In fact, the company had expected in March that Garena would post $2.9 billion to $3.1 billion in bookings in 2022, set to be its first decline ever.
My key takeaways from the earnings report are as follows:
· Its digital entertainment unit Garena continues to be the breadwinner and saving grace for the company, though revenue from the gaming business fell to $900.3 million in the last quarter, only slightly ahead of estimates for $827.6 million, as its hit mobile game Free Fire matures. It seems to me that Garena has been experiencing strong headwinds, as the reopening of global economies and lifting of border restrictions for travels competed for the attention of its users.
· Quarterly active users of Garena were down 15% year over year, while the number of paying users dropped even more drastically by 39%.
· While its e-commerce unit Shopee and digital financial services arm Sea Money continue to grow fast, they remain highly unprofitable, as SEA appears to prioritize market expansion over profitability and continues to invest heavily to gain market share globally at the expense of profits. As a result, Garena has to continue to subsidize the expansion costs of Shopee and Sea Money.
· Second-quarter revenue from Shopee, gained 51% to about $1.7 billion versus forecast of $1.9 billion, while that from Sea Money rose to $279 million.
· Total gross profits last quarter were $1.1 billion, down from $1.2 billion last quarter.
· However, SEA suffered a net loss of $931.2 million that has not only widened but more than doubled from $433.7 million in the prior-year quarter.
· The last straw was its removal of full-year revenue guidance for its e-commerce business, when it had previously guided 71.8% growth, citing an ever-changing macro environment. That does not instill any confidence in investors.
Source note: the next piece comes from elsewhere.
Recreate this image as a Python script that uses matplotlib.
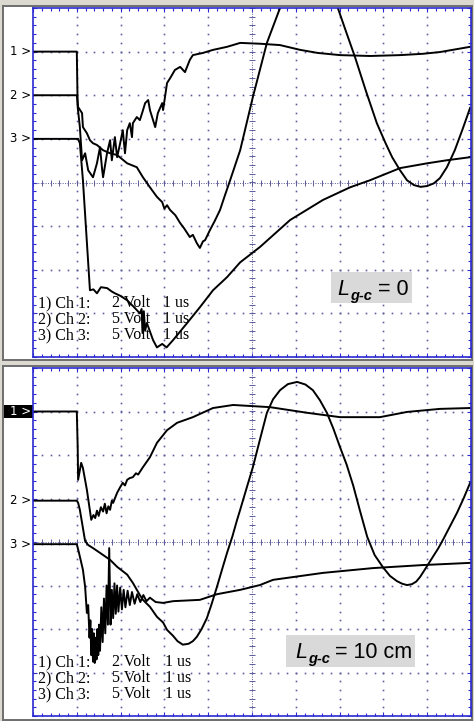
import numpy as np
import matplotlib.pyplot as plt
from matplotlib.patches import Rectangle

# scope traces: (time [us], level [div]); 1 us/div, screen is 10 x 8 div
ch1_top = [(0, 3.0), (1.0, 3.0), (1.02, 1.73), (1.07, 1.27), (1.12, 0.51), (1.19, 0.67), (1.26, 0.28),
           (1.37, 0.12), (1.46, 0.44), (1.53, 0.81), (1.58, 0.28), (1.60, 0.12), (1.69, 0.67), (1.76, 0.97),
           (1.80, 0.51), (1.87, 1.04), (1.92, 0.58), (1.99, 0.90), (2.05, 1.20), (2.10, 0.67), (2.15, 1.20),
           (2.21, 1.36), (2.26, 1.04), (2.28, 1.36), (2.37, 1.50), (2.44, 1.43), (2.50, 1.62), (2.56, 1.82),
           (2.63, 1.89), (2.67, 1.66), (2.79, 1.27), (2.85, 1.59), (2.95, 1.82), (2.97, 1.66), (3.06, 2.28),
           (3.13, 2.39), (3.24, 2.58), (3.36, 2.65), (3.47, 2.53), (3.58, 2.81), (3.65, 2.92), (3.88, 2.97),
           (4.11, 3.04), (4.43, 3.11), (4.73, 3.20), (5.20, 3.18), (5.64, 3.15), (6.10, 3.04), (6.50, 2.97),
           (7.01, 2.92), (7.70, 2.90), (8.38, 2.92), (8.90, 2.95), (9.29, 2.99), (9.98, 3.11)]
ch2_top = [(0, 2.0), (1.0, 2.0), (1.03, 1.73), (1.12, 1.59), (1.14, 1.27), (1.23, 1.13), (1.30, 0.97),
           (1.37, 0.90), (1.46, 0.86), (1.60, 0.74), (1.76, 0.67), (1.92, 0.63), (2.15, 0.44), (2.37, 0.35),
           (2.51, 0.12), (2.67, -0.11), (2.83, -0.33), (2.95, -0.45), (3.0, -0.60), (3.06, -0.52),
           (3.13, -0.63), (3.25, -0.75), (3.36, -0.93), (3.45, -1.05), (3.58, -1.25), (3.65, -1.20),
           (3.74, -1.39), (3.81, -1.50), (3.88, -1.35), (3.93, -1.32), (4.04, -1.09), (4.15, -0.88),
           (4.27, -0.63), (4.38, -0.30), (4.50, 0.05), (4.73, 0.74), (5.02, 1.96), (5.34, 3.20), (5.64, 4.0),
           (5.85, 4.45), (6.05, 4.7), (6.3, 4.78), (6.55, 4.7), (6.78, 4.45), (6.96, 4.0), (7.15, 3.45),
           (7.35, 2.88), (7.60, 2.10), (7.85, 1.36), (8.05, 0.90), (8.20, 0.58), (8.38, 0.28), (8.54, 0.05),
           (8.70, -0.06), (8.85, -0.10), (9.00, -0.08), (9.15, -0.02), (9.29, 0.10), (9.45, 0.35),
           (9.63, 0.74), (9.80, 1.20), (9.98, 1.71)]
ch3_top = [(0, 1.0), (1.03, 1.0), (1.07, 0.9), (1.14, 0.05), (1.30, -2.47), (1.38, -2.45), (1.46, -2.54),
           (1.55, -2.40), (1.69, -2.42), (1.80, -2.50), (1.87, -2.54), (2.0, -2.60), (2.15, -2.70),
           (2.30, -2.85), (2.44, -3.0), (2.48, -2.90), (2.50, -3.45), (2.53, -2.95), (2.56, -3.40),
           (2.60, -3.22), (2.74, -3.61), (2.83, -3.78), (2.95, -3.70), (3.05, -3.78), (3.20, -3.61),
           (3.52, -3.22), (3.81, -2.86), (4.11, -2.47), (4.43, -2.17), (4.73, -1.83), (5.18, -1.48),
           (5.87, -0.86), (6.62, -0.40), (7.24, -0.11), (7.69, 0.05), (8.38, 0.33), (9.0, 0.44),
           (9.45, 0.51), (9.98, 0.58)]

ch1_bot = [(0, 3.0), (1.0, 3.0), (1.02, 2.2), (1.03, 1.43), (1.10, 1.82), (1.14, 1.70), (1.23, 1.20),
           (1.33, 0.51), (1.38, 0.62), (1.42, 0.55), (1.46, 0.72), (1.50, 0.60), (1.55, 0.80), (1.60, 0.70),
           (1.64, 0.88), (1.68, 0.66), (1.72, 0.82), (1.76, 0.74), (1.80, 0.95), (1.83, 0.90), (1.92, 1.13),
           (1.99, 1.26), (2.05, 1.36), (2.10, 1.30), (2.15, 1.43), (2.21, 1.47), (2.28, 1.49), (2.35, 1.58),
           (2.40, 1.55), (2.51, 1.72), (2.67, 1.95), (2.83, 2.28), (3.06, 2.57), (3.29, 2.74), (3.65, 2.87),
           (4.11, 3.08), (4.57, 3.15), (5.41, 3.10), (6.26, 2.97), (7.01, 2.87), (7.92, 2.87), (8.54, 2.99),
           (9.29, 3.06), (9.98, 3.08)]
ch2_bot = [(0, 0.95), (1.0, 0.95), (1.03, 0.90), (1.07, 0.74), (1.19, 0.02), (1.26, -0.07), (1.37, -0.14),
           (1.53, -0.25), (1.76, -0.41), (1.92, -0.57), (2.15, -0.75), (2.28, -0.94), (2.44, -1.22),
           (2.51, -1.33), (2.67, -1.49), (2.83, -1.72), (2.97, -1.85), (3.06, -2.02), (3.20, -2.16),
           (3.30, -2.28), (3.42, -2.36), (3.55, -2.34), (3.65, -2.28), (3.74, -2.18), (3.85, -2.00),
           (3.97, -1.75), (4.08, -1.42), (4.20, -1.03), (4.32, -0.62), (4.43, -0.25), (4.55, 0.12),
           (4.66, 0.51), (4.73, 0.74), (4.88, 1.25), (5.02, 1.72), (5.18, 2.35), (5.34, 2.97), (5.48, 3.28),
           (5.64, 3.49), (5.82, 3.63), (6.03, 3.68), (6.22, 3.62), (6.39, 3.49), (6.55, 3.26), (6.71, 2.97),
           (6.86, 2.60), (7.01, 2.18), (7.16, 1.78), (7.31, 1.30), (7.47, 0.70), (7.63, 0.12), (7.80, -0.30),
           (7.99, -0.58), (8.15, -0.78), (8.31, -0.90), (8.43, -0.96), (8.54, -0.99), (8.65, -0.97),
           (8.75, -0.91), (8.84, -0.80), (8.98, -0.58), (9.13, -0.34), (9.25, -0.15), (9.36, 0.05),
           (9.52, 0.36), (9.68, 0.67), (9.83, 1.00), (9.98, 1.36)]
ch3_bot = [(0, -0.05), (1.0, -0.05), (1.05, -0.25), (1.14, -0.64), (1.19, -1.03), (1.23, -1.63),
           (1.26, -1.45), (1.29, -2.2), (1.31, -1.8), (1.33, -2.6), (1.35, -2.0), (1.37, -2.75), (1.39, -2.1),
           (1.41, -2.78), (1.43, -2.2), (1.45, -2.7), (1.47, -2.0), (1.49, -2.6), (1.51, -1.9), (1.53, -2.5),
           (1.56, -1.5), (1.59, -2.3), (1.62, -1.3), (1.65, -2.1), (1.68, -1.0), (1.71, -1.9), (1.74, -0.14),
           (1.77, -1.9), (1.80, -1.1), (1.83, -1.75), (1.86, -0.95), (1.89, -1.65), (1.92, -1.0), (1.95, -1.6),
           (1.99, -1.05), (2.03, -1.55), (2.07, -1.1), (2.11, -1.5), (2.16, -1.12), (2.21, -1.45), (2.26, -1.15),
           (2.32, -1.42), (2.38, -1.2), (2.45, -1.38), (2.52, -1.22), (2.59, -1.36), (2.67, -1.28),
           (2.80, -1.38), (2.97, -1.40), (3.20, -1.36), (3.81, -1.33), (4.20, -1.20), (4.73, -1.10),
           (5.18, -0.99), (5.48, -0.87), (6.62, -0.71), (7.76, -0.60), (8.90, -0.53), (9.98, -0.48)]

marks_top = [("1", 3.0), ("2", 2.0), ("3", 1.0)]
marks_bot = [("1", 3.0), ("2", 0.95), ("3", -0.05)]
rows = ["1) Ch 1:", "2) Ch 2:", "3) Ch 3:"]
volts = ["2 Volt", "5 Volt", "5 Volt"]
times = ["1 us", "1 us", "1 us"]
gap_labels = ["= 0", "= 10 cm"]

W, H = 474, 721
BLUE = "#2a2ad0"
DOT = "#5c5c9c"


def rect(x0, y0, x1, y1):
    return [x0 / W, 1 - y1 / H, (x1 - x0) / W, (y1 - y0) / H]


def frame(fig, y0, y1):
    a = fig.add_axes(rect(3, y0, 472, y1))
    a.set_xticks([])
    a.set_yticks([])
    for s in a.spines.values():
        s.set_color("#6e6e6e")
        s.set_linewidth(1.4)
    return a


def screen(fig, y0, y1):
    ax = fig.add_axes(rect(33, y0, 471, y1))
    ax.set_xlim(0, 10)
    ax.set_ylim(-4, 4)
    ax.set_xticks(np.arange(0, 11, 1))
    ax.set_yticks(np.arange(-4, 5, 1))
    ax.set_xticks(np.arange(0, 10.01, 0.2), minor=True)
    ax.set_yticks(np.arange(-4, 4.01, 0.2), minor=True)
    ax.tick_params(which="both", direction="in", top=True, right=True,
                   labelbottom=False, labelleft=False, color=BLUE, width=0.8)
    ax.tick_params(which="major", length=3)
    ax.tick_params(which="minor", length=2)
    for s in ax.spines.values():
        s.set_color(BLUE)
        s.set_linewidth(1.2)
    ys = np.arange(-4, 4.01, 0.2)
    xs = np.arange(0, 10.01, 0.2)
    for xi in range(1, 10):
        if xi != 5:
            ax.plot(np.full(len(ys), xi), ys, ls="none", marker="s", ms=1.2, mew=0, color=DOT)
    for yi in range(-3, 4):
        if yi != 0:
            ax.plot(xs, np.full(len(xs), yi), ls="none", marker="s", ms=1.2, mew=0, color=DOT)
    # centre cross with fine ticks
    ax.plot(xs, np.zeros(len(xs)), ls=(0, (1, 1.5)), lw=0.7, color=DOT, marker="|", ms=4, mew=0.7)
    ax.plot(np.full(len(ys), 5), ys, ls=(0, (1, 1.5)), lw=0.7, color=DOT, marker="_", ms=4, mew=0.7)
    return ax


def traces(ax, chans):
    for ch in chans:
        t, v = zip(*ch)
        ax.plot(t, v, color="black", lw=1.4, solid_joinstyle="round")


def markers(ax, marks, highlight=None):
    tr = ax.get_yaxis_transform()
    for n, lvl in marks:
        col = "black"
        if n == highlight:
            ax.add_patch(Rectangle((-0.066, lvl - 0.16), 0.066, 0.32, transform=tr,
                                   facecolor="black", clip_on=False))
            col = "white"
        ax.text(-0.004, lvl, n + " >", transform=tr, ha="right", va="center",
                fontsize=8.5, color=col, clip_on=False)


def scale_text(ax, xt):
    for r, v, t, y in zip(rows, volts, times, [-2.77, -3.13, -3.50]):
        ax.text(0.11, y, r, family="Liberation Serif", fontsize=11.5, va="center")
        ax.text(1.80, y, v, family="Liberation Serif", fontsize=11.5, va="center")
        ax.text(xt, y, t, family="Liberation Serif", fontsize=11.5, va="center")


def gap_label(ax, box, x, y, rest):
    ax.add_patch(Rectangle((box[0], box[1]), box[2] - box[0], box[3] - box[1],
                           facecolor="#d9d9d9", edgecolor="none", zorder=3))
    t1 = ax.text(x, y, "L", family="Liberation Sans", fontstyle="italic", fontsize=15.5,
                 va="baseline", zorder=4)
    t2 = ax.annotate("g-c", xy=(1, 0), xycoords=t1, xytext=(0.5, 0), textcoords="offset points",
                     family="Liberation Sans", fontstyle="italic", fontweight="bold",
                     fontsize=10.5, va="baseline", zorder=4)
    ax.annotate(" " + rest, xy=(1, 0), xycoords=(t2, t1), family="Liberation Sans",
                fontsize=15.5, va="bottom", zorder=4)


fig = plt.figure(figsize=(W / 100, H / 100), dpi=100, facecolor="#dcd9d1")

frame(fig, 6, 360)
frame(fig, 366, 720)

top = screen(fig, 8, 357)
traces(top, [ch1_top, ch2_top, ch3_top])
markers(top, marks_top)
scale_text(top, 2.97)
gap_label(top, (6.80, -2.77, 8.65, -2.06), 6.94, -2.58, gap_labels[0])

bot = screen(fig, 368, 716)
traces(bot, [ch1_bot, ch2_bot, ch3_bot])
markers(bot, marks_bot, highlight="1")
scale_text(bot, 3.02)
gap_label(bot, (5.78, -2.87, 8.72, -2.14), 5.98, -2.67, gap_labels[1])

fig.savefig("out.png", dpi=100, facecolor=fig.get_facecolor())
I expect much more strong headwinds ahead for SEA with increasing regulatory tightening on gaming and rising cut-throat competitions in e-commerce. With expectation by Monetary Authority of Singapore on SEA to launch its local digital bank this year after awarding digital full banking license to SEA in a move to liberalize the local financial industry, SEA is anticipated to incur more significant start-up costs and faces intense competitions from the local banking incumbents the likes of DBS, OCBC and UOB, as well as other digital banks including the formidable Grab-Singtel consortium.
I hold a small stake in SEA, and regret not taking money off the table when its share price more than doubled, as I now sit on paper loss. While time in the market is more important than timing the market, I believe that SEA has to reinvent itself and contain its costs to stay relevant and formidable. Garena has to develop and come up with new mobile hit games the likes of Free Fire to retain existing users and attract new users. SEA needs to also focus on reducing costs by slowing its expansion and turn its attention to gaining profitability by differentiating itself against increasing competition from other e-commerce and digital financial service providers.
Hopefully, SEA will be able to reassure the market by focusing on and demonstrating profitability, so that I can be rewarded for staying through thick and thin with the company for the long-haul.